Hay algo que escribe Tomás de Aquino, citando a San Jerónimo, que tal vez resulte útil, tal vez no en su literalidad: «Hay sacerdotes que, abandonando los Evangelios y los Profetas, se dedican a leer comedias y a cantar estrofas amatorias de versos bucólicos» (S.T. II-II, q. 167, a. 1). Sirve a modo de parábola para recordar que todas las horas del día resultan pocas para ejercer el ministerio. No es infrecuente escuchar la queja de que el mundo se laiciza y vienen menos fieles por las iglesias. Es la hora, para sacerdotes y laicos, de vivir literalmente la parábola de los invitados a las bodas, que excusaron su asistencia. Salid a los caminos, dirá Jesús, y traed a todos los que encontréis. Y salieron y se llenó el convite. No necesita comentarios.
Todos conocemos la famosa frase de San Agustín, que resumo: para vosotros soy obispo; con vosotros, soy sacerdote. Es casi lo que acaba de afirmar Benedicto XVI diciendo que él, fundamentalmente, es sacerdote. En su obra Convocados en el camino de la fe, Ratzinger se pregunta cómo se compatibilizan dos afirmaciones del Magisterio acerca de la misión del sacerdote aparentemente contradictorias: por un lado, se dice que su primer deber «consiste en ofrecer el sacrificio eucarístico y administrar los sacramentos» mientras que también se afirma que ese «primer deber (primum officium) es anunciar el Evangelio». Es interesante la cuestión porque, en ocasiones se ha hecho caballo de batalla de la insistencia en uno u otro campo cuando en realidad es el mismo.
Por resumir, con el riesgo de resultar insuficiente, viene a decir que Jesús no separa su predicación de muchos signos —algunos claro anticipo de los sacramentos— como los milagros.

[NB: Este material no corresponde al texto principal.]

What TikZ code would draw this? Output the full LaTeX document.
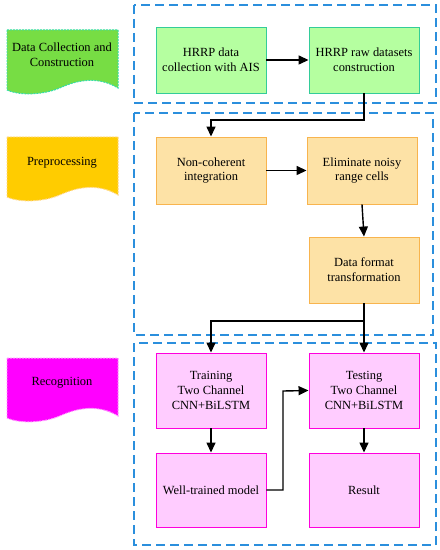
\documentclass[tikz,border=0pt]{standalone}
\usepackage{fontspec}
\setmainfont{Liberation Serif}
\usetikzlibrary{arrows.meta}
\definecolor{dashblue}{HTML}{2B8FDD}
\definecolor{lgfill}{HTML}{77DD44}
\definecolor{lgbord}{HTML}{33DDAA}
\definecolor{gfill}{HTML}{B5FFA0}
\definecolor{gbord}{HTML}{33CC99}
\definecolor{lofill}{HTML}{FFCC00}
\definecolor{lobord}{HTML}{FFD88A}
\definecolor{ofill}{HTML}{FDE2A6}
\definecolor{obord}{HTML}{F8B44E}
\definecolor{lmfill}{HTML}{FF00FF}
\definecolor{lmbord}{HTML}{FF99FF}
\definecolor{pfill}{HTML}{FFCCFF}
\definecolor{pbord}{HTML}{FF00DD}
\tikzset{
  box/.style={draw, line width=0.9pt, minimum width=110bp, align=center, inner sep=2pt,
    font=\fontsize{12.5}{15}\selectfont},
  gbox/.style={box, fill=gfill, draw=gbord, minimum height=66bp},
  obox/.style={box, fill=ofill, draw=obord, minimum height=67bp},
  pbox/.style={box, fill=pfill, draw=pbord, minimum height=75bp},
  stage/.style={draw=dashblue, line width=1.1pt, dash pattern=on 9bp off 5bp},
  arr/.style={line width=1.4pt, -{Triangle[length=10bp,width=9bp]}},
  lbl/.style={align=center, font=\fontsize{12.5}{15}\selectfont},
}
\newcommand\mydoc[4]{% top y, fill, border, node name
  \begin{scope}[shift={(0,#1)}]
    \path[fill=#2, draw=#3, line width=1pt, dash pattern=on 2bp off 1bp]
      (7,0) -- (118,0) -- (118,58)
      .. controls (100,47) and (80,49) .. (62,57)
      .. controls (45,65) and (20,66) .. (7,60) -- cycle;
    \coordinate (#4) at (62,30);
  \end{scope}}
\begin{document}
\begin{tikzpicture}[x=1bp,y=-1bp]
\useasboundingbox (0,0) rectangle (440,550);
% stage frames
\draw[stage] (134,5) rectangle (436,103);
\draw[stage] (134,113) rectangle (433,335);
\draw[stage] (134,343) rectangle (436,545);
% left labels
\mydoc{30}{lgfill}{lgbord}{dcl}
\node[lbl] (dct) at (62,55) {Data Collection and\\Construction};
\mydoc{137}{lofill}{lobord}{ppl}
\node[lbl] (ppt) at (62,163) {Preprocessing};
\mydoc{358}{lmfill}{lmbord}{rcl}
\node[lbl] (rct) at (62,383) {Recognition};
% boxes
\node[gbox] (hd) at (211,60) {HRRP data\\collection with AIS};
\node[gbox] (hr) at (364,60) {HRRP raw datasets\\construction};
\node[obox] (nc) at (211,170.5) {Non-coherent\\integration};
\node[obox] (el) at (362,170.5) {Eliminate noisy\\range cells};
\node[obox, minimum height=66bp] (df) at (364,270) {Data format\\transformation};
\node[pbox] (tr) at (211,390.5) {Training\\Two Channel\\CNN+BiLSTM};
\node[pbox, minimum height=74bp] (wt) at (211,490) {Well-trained model};
\node[pbox] (te) at (364,390.5) {Testing\\Two Channel\\CNN+BiLSTM};
\node[pbox, minimum height=74bp] (rs) at (364,490) {Result};
% connectors
\coordinate (c1) at (364,120);
\coordinate (c2) at (211,120);
\coordinate (c3) at (364,321);
\coordinate (c4) at (211,321);
\coordinate (c5) at (283,490);
\coordinate (c6) at (283,391);
\draw[arr] (hd) -- (hr);
\draw[arr] (hr.south) |- (c2) -- (nc.north);
\draw[arr] (nc) -- (el);
\draw[arr] (el.south) -- (df.north);
\draw[arr] (df.south) -- (te.north);
\draw[arr] (c3) -- (c4) -- (tr.north);
\draw[arr] (tr) -- (wt);
\draw[arr] (wt.east) -- (c5) -- (c6) -- (te.west);
\draw[arr] (te) -- (rs);
\end{tikzpicture}
\end{document}
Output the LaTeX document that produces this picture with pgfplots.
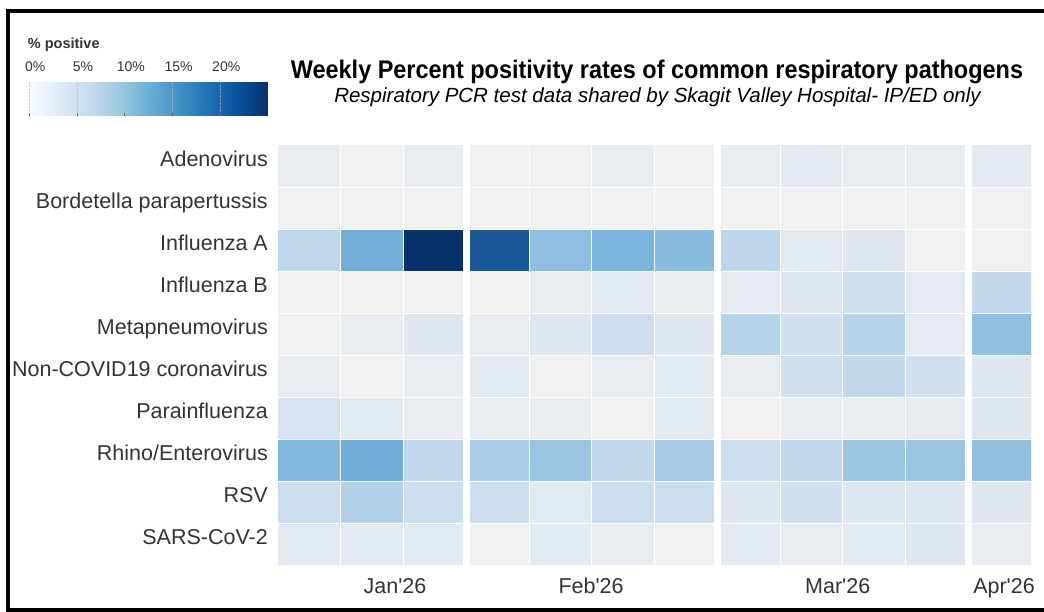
\documentclass[border=0pt]{standalone}
\usepackage{pgfplots}
\pgfplotsset{compat=1.18}
\usepackage{pgfplotstable}
\usepackage{fontspec}
\setmainfont{Liberation Sans}
\newfontfamily\titlefam{Liberation Sans}[FakeStretch=0.92]

\pgfplotstableread{
x y v
0 0 1
1 0 0
2 0 1
3 0 0
4 0 0
5 0 1
6 0 0
7 0 1
8 0 1.5
9 0 1
10 0 1
11 0 1.5
0 1 0
1 1 0
2 1 0
3 1 0
4 1 0
5 1 0
6 1 0
7 1 0
8 1 0
9 1 0
10 1 0
11 1 0
0 2 6.5
1 2 12.8
2 2 25
3 2 21
4 2 10.3
5 2 12
6 2 10.9
7 2 7
8 2 1.5
9 2 2
10 2 0
11 2 0
0 3 0
1 3 0
2 3 0
3 3 0
4 3 1
5 3 1.5
6 3 0.8
7 3 1.3
8 3 2
9 3 4
10 3 1.3
11 3 6
0 4 0
1 4 1
2 4 2
3 4 1
4 4 2
5 4 4.5
6 4 2
7 4 7.5
8 4 4
9 4 7.5
10 4 1.3
11 4 10.2
0 5 1
1 5 0
2 5 1
3 5 1.5
4 5 0
5 5 1
6 5 1.5
7 5 1
8 5 4
9 5 6
10 5 4
11 5 2
0 6 3
1 6 1.5
2 6 1
3 6 1
4 6 1
5 6 0
6 6 1.5
7 6 0
8 6 1
9 6 1
10 6 1.2
11 6 2
0 7 11.6
1 7 13
2 7 6.2
3 7 8.3
4 7 9.5
5 7 6.2
6 7 8.4
7 7 5
8 7 6.2
9 7 9.3
10 7 9.3
11 7 10.2
0 8 5
1 8 7.8
2 8 5
3 8 5
4 8 1.7
5 8 5
6 8 5
7 8 2
8 8 4
9 8 2
10 8 2
11 8 2
0 9 1.5
1 9 1.5
2 9 1.5
3 9 0
4 9 1.5
5 9 1
6 9 0
7 9 1.5
8 9 1
9 9 1.5
10 9 2
11 9 1
}\heat

\begin{document}
\begin{tikzpicture}
% frame
\draw[line width=4pt, black] (1100pt,-11pt) -- (8pt,-11pt) -- (8pt,-610pt) -- (1100pt,-610pt);

% titles
\node[anchor=base, inner sep=0pt, font=\titlefam\bfseries\fontsize{25.5}{30}\selectfont] at (657pt,-78.3pt)
  {Weekly Percent positivity rates of common respiratory pathogens};
\node[anchor=base, inner sep=0pt, font=\itshape\fontsize{20.5}{24}\selectfont] at (657.5pt,-102.7pt)
  {Respiratory PCR test data shared by Skagit Valley Hospital- IP/ED only};
\node[anchor=base west, inner sep=0pt, text=black!80, font=\bfseries\fontsize{14.5}{17}\selectfont] at (27.7pt,-48.3pt) {\% positive};

% heatmap
\begin{axis}[
  at={(278pt,-565pt)}, anchor=south west,
  scale only axis, width=753pt, height=420pt,
  xmin=-0.5, xmax=11.5, ymin=-0.5, ymax=9.5, y dir=reverse,
  axis line style={draw=none},
  xtick={1.365,4.49,8.42,11.07},
  xticklabels={Jan\textquotesingle26,Feb\textquotesingle26,Mar\textquotesingle26,Apr\textquotesingle26},
  ytick={0,1,2,3,4,5,6,7,8,9},
  yticklabels={Adenovirus,Bordetella parapertussis,Influenza A,Influenza B,Metapneumovirus,Non-COVID19 coronavirus,Parainfluenza,Rhino/Enterovirus,RSV,SARS-CoV-2},
  major tick length=0pt, minor tick length=0pt,
  minor xtick={0.5,1.5,3.5,4.5,5.5,7.5,8.5,9.5},
  minor ytick={0.5,1.5,2.5,3.5,4.5,5.5,6.5,7.5,8.5},
  xminorgrids, yminorgrids,
  minor grid style={white, line width=1pt},
  extra x ticks={2.5,6.5,10.5}, extra x tick labels={},
  extra x tick style={xmajorgrids, major grid style={white, line width=7pt}},
  axis on top,
  xticklabel style={anchor=base, yshift=-28pt, inner sep=0pt, text=black!80, font=\fontsize{21.5}{25}\selectfont},
  yticklabel style={anchor=base east, inner sep=0pt, xshift=-10pt, yshift=-0.5pt, text=black!80, font=\fontsize{21.5}{25}\selectfont},
  colormap={tiles}{rgb255(0)=(240,240,240) rgb255(2)=(232,236,240) rgb255(3)=(227,233,241)
    rgb255(4)=(223,230,239) rgb255(6)=(214,226,239) rgb255(8)=(208,224,239) rgb255(10)=(204,221,238)
    rgb255(12)=(194,216,236) rgb255(14)=(189,214,236) rgb255(16)=(175,208,232) rgb255(18)=(160,198,228)
    rgb255(20)=(148,192,225) rgb255(22)=(136,186,222) rgb255(24)=(123,181,219) rgb255(26)=(112,174,215)
    rgb255(32)=(60,130,190) rgb255(40)=(29,90,154) rgb255(42)=(27,88,152) rgb255(50)=(8,48,107)},
  point meta min=0, point meta max=25,
]
\addplot[matrix plot*, mesh/cols=12, point meta=explicit] table[x=x, y=y, meta=v] {\heat};
\end{axis}

% legend colour bar
\begin{axis}[
  at={(29.3pt,-116pt)}, anchor=south west,
  scale only axis, width=238.7pt, height=34pt,
  xmin=0, xmax=25, ymin=0, ymax=1,
  axis line style={draw=none},
  ytick=\empty,
  xtick={0,5,10,15,20},
  xticklabels={0\%,5\%,10\%,15\%,20\%},
  xtick pos=left, xticklabel pos=right,
  major tick length=2.5pt,
  tick style={black!60, line width=0.6pt},
  xmajorgrids, major grid style={gray!55, densely dotted, line width=0.4pt, opacity=0.7},
  axis on top,
  xticklabel style={anchor=base, yshift=10.3pt, xshift=6pt, inner sep=0pt, text=black!80, font=\fontsize{14}{16}\selectfont},
  colormap={legblues}{rgb255(0)=(247,251,255) rgb255(1)=(222,235,247) rgb255(2)=(198,219,239)
    rgb255(3)=(158,202,225) rgb255(4)=(107,174,214) rgb255(5)=(66,146,198) rgb255(6)=(33,113,181)
    rgb255(7)=(8,81,156) rgb255(8)=(8,48,107)},
  point meta min=0, point meta max=25,
]
\addplot[surf, shader=interp, point meta=x, mesh/cols=9] coordinates {
(0,0) (3.125,0) (6.25,0) (9.375,0) (12.5,0) (15.625,0) (18.75,0) (21.875,0) (25,0)
(0,1) (3.125,1) (6.25,1) (9.375,1) (12.5,1) (15.625,1) (18.75,1) (21.875,1) (25,1)
};
\end{axis}

\pgfresetboundingbox
\useasboundingbox (0pt,0pt) rectangle (1044pt,-612pt);
\end{tikzpicture}
\end{document}
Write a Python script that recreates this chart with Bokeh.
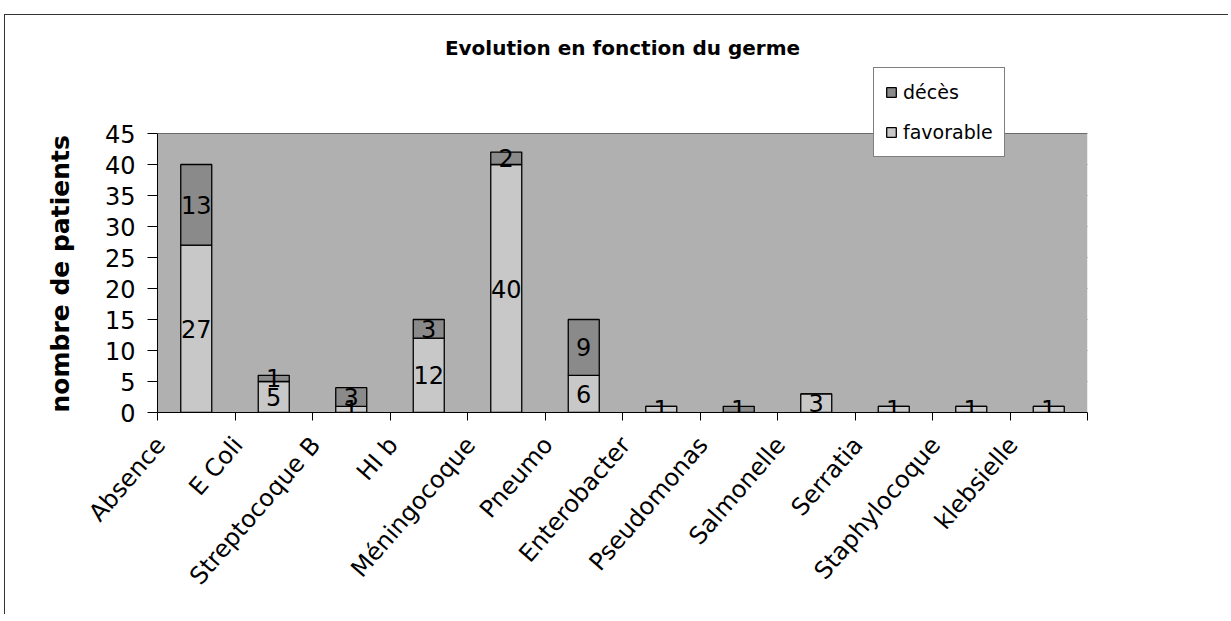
from bokeh.plotting import figure
from bokeh.models import (ColumnDataSource, FixedTicker, Legend, LegendItem,
                          Label, Range1d)
from bokeh.embed import file_html
from bokeh.resources import INLINE
from bokeh.core.properties import value

# ---- data ----
categories = ["Absence", "E Coli", "Streptocoque B", "HI b", "Méningocoque",
              "Pneumo", "Enterobacter", "Pseudomonas", "Salmonelle",
              "Serratia", "Staphylocoque", "klebsielle"]
favorable = [27, 5, 1, 12, 40, 6, 1, 0, 3, 1, 1, 1]
deces = [13, 1, 3, 3, 2, 9, 0, 1, 0, 0, 0, 0]
y_ticks = [0, 5, 10, 15, 20, 25, 30, 35, 40, 45]
title_text = "Evolution en fonction du germe"
y_label = "nombre de patients"

FONT = "DejaVu Sans"
n = len(categories)
ytop = max(y_ticks)
xs = [i + 0.5 for i in range(n)]
source = ColumnDataSource(dict(x=xs, cat=categories,
                               favorable=favorable, deces=deces))

# frame extends above the value axis so title/legend can live inside it
ymax = ytop * (412 - 15) / (412 - 133)

p = figure(width=1224, height=600,
           x_range=Range1d(0, n), y_range=Range1d(0, ymax),
           output_backend="svg", toolbar_location=None,
           min_border_left=152, min_border_right=142,
           min_border_top=0, min_border_bottom=203,
           title=y_label, title_location="left")
p.margin = (14, 0, 0, 4)
p.styles = {"border-top": "1px solid #333", "border-left": "1px solid #333"}
p.background_fill_color = "white"
p.border_fill_color = "white"
p.outline_line_color = None

# y-axis caption (title panel on the left, starting at the value axis bottom)
p.title.text_font = FONT
p.title.text_font_size = "25px"
p.title.text_font_style = "bold"
p.title.text_color = "black"
p.title.align = "left"
p.title.offset = 0
p.title.standoff = 54

# plot area background
p.quad(left=[0], right=[n], bottom=[0], top=[ytop],
       fill_color="#b0b0b0", line_color=None)

rs = p.vbar_stack(["favorable", "deces"], x="x", width=0.4, source=source,
                  fill_color=["#c8c8c8", "#8a8a8a"], line_color="black",
                  line_width=1.3)

# data labels
lx, ly, lt = [], [], []
for xi, f, d in zip(xs, favorable, deces):
    if f:
        lx.append(xi); ly.append(f / 2); lt.append(str(f))
    if d:
        lx.append(xi); ly.append(f + d / 2); lt.append(str(d))
p.text(x=lx, y=ly, text=lt, text_font=value(FONT), text_font_size="24px",
       text_align="center", text_baseline="middle", text_color="black")

# x axis: labels slightly left of centre (as in the original), ticks between
label_pos = [x - 0.46 for x in xs]
p.xaxis.ticker = FixedTicker(ticks=label_pos, minor_ticks=list(range(0, n + 1)))
p.xaxis.major_label_overrides = {x: c for x, c in zip(label_pos, categories)}
p.xaxis.major_tick_line_color = None
p.xaxis.minor_tick_line_color = "black"
p.xaxis.minor_tick_out = 8
p.xaxis.minor_tick_in = 0
p.xaxis.major_label_orientation = 0.86
p.xaxis.major_label_standoff = 20
p.xaxis.major_label_text_font = FONT
p.xaxis.major_label_text_font_size = "24px"
p.xaxis.major_label_text_color = "black"
p.xaxis.axis_line_color = "black"

# y axis
p.yaxis.ticker = FixedTicker(ticks=y_ticks)
p.yaxis.bounds = (0, ytop)
p.yaxis.minor_tick_line_color = None
p.yaxis.major_tick_out = 10
p.yaxis.major_tick_in = 0
p.yaxis.major_tick_line_color = "black"
p.yaxis.major_label_standoff = 12
p.yaxis.major_label_text_font = FONT
p.yaxis.major_label_text_font_size = "24px"
p.yaxis.major_label_text_color = "black"
p.yaxis.axis_line_color = "black"

p.xgrid.visible = False
p.ygrid.ticker = FixedTicker(ticks=y_ticks)
p.ygrid.bounds = (0, ytop)
p.ygrid.grid_line_color = "#222222"
p.ygrid.grid_line_width = 1

# chart title
p.add_layout(Label(x=n / 2, y=ytop + (133 - 47) / 6.2, text=title_text,
                   text_font=FONT, text_font_size="20px",
                   text_font_style="bold", text_align="center",
                   text_baseline="middle", text_color="black"))

legend = Legend(items=[LegendItem(label="décès", renderers=[rs[1]]),
                       LegendItem(label="favorable", renderers=[rs[0]])],
                location=(716, 255))
legend.border_line_color = "black"
legend.border_line_width = 1
legend.background_fill_color = "white"
legend.background_fill_alpha = 1
legend.label_text_font = FONT
legend.label_text_font_size = "19px"
legend.label_text_color = "black"
legend.glyph_width = 12
legend.glyph_height = 12
legend.label_height = 26
legend.padding = 11
legend.spacing = 14
legend.label_standoff = 6
legend.margin = 0
p.add_layout(legend)

open("out.html", "w").write(file_html(p, INLINE))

Él mismo es la Palabra encarnada, una perfecta correspondencia entre palabra y signo, tal como es la estructura sacramental. Además, dice Ratzinger que Jesús no comparte contenidos ajenos a su Persona, como puede hacer un narrador. Lo que pide es estar con Él. Y toda la predicación quedaría vacía si no conduce a la vida en Cristo, lo que también comporta llevarlo a los demás, algo a realizar por el predicador cristiano, pero no para hablar de sí mismo, sino para hablar de Cristo y, a través de la comunión con el hombre Jesús, conducir a la comunión con el Dios vivo, uno y trino.
Termino con unas palabras del mismo texto que, por razones obvias, me son especialmente queridas: «Me viene a la memoria una anécdota de los orígenes del Opus Dei. Una joven había tenido la ocasión de participar por primera vez en conferencias de D. Josemaría Escrivá. Sobre todo tenía curiosidad por escuchar a tan elogiado orador. Pero cuando participó con él de la misa —así lo contaba después— ya no quería seguir escuchando a un orador humano, sino sólo reconocer la palabra y la voluntad de Dios. El servicio de la palabra exige del sacerdote la participación en la Kénosis de Cristo, el abrirse y el parecerse a Cristo».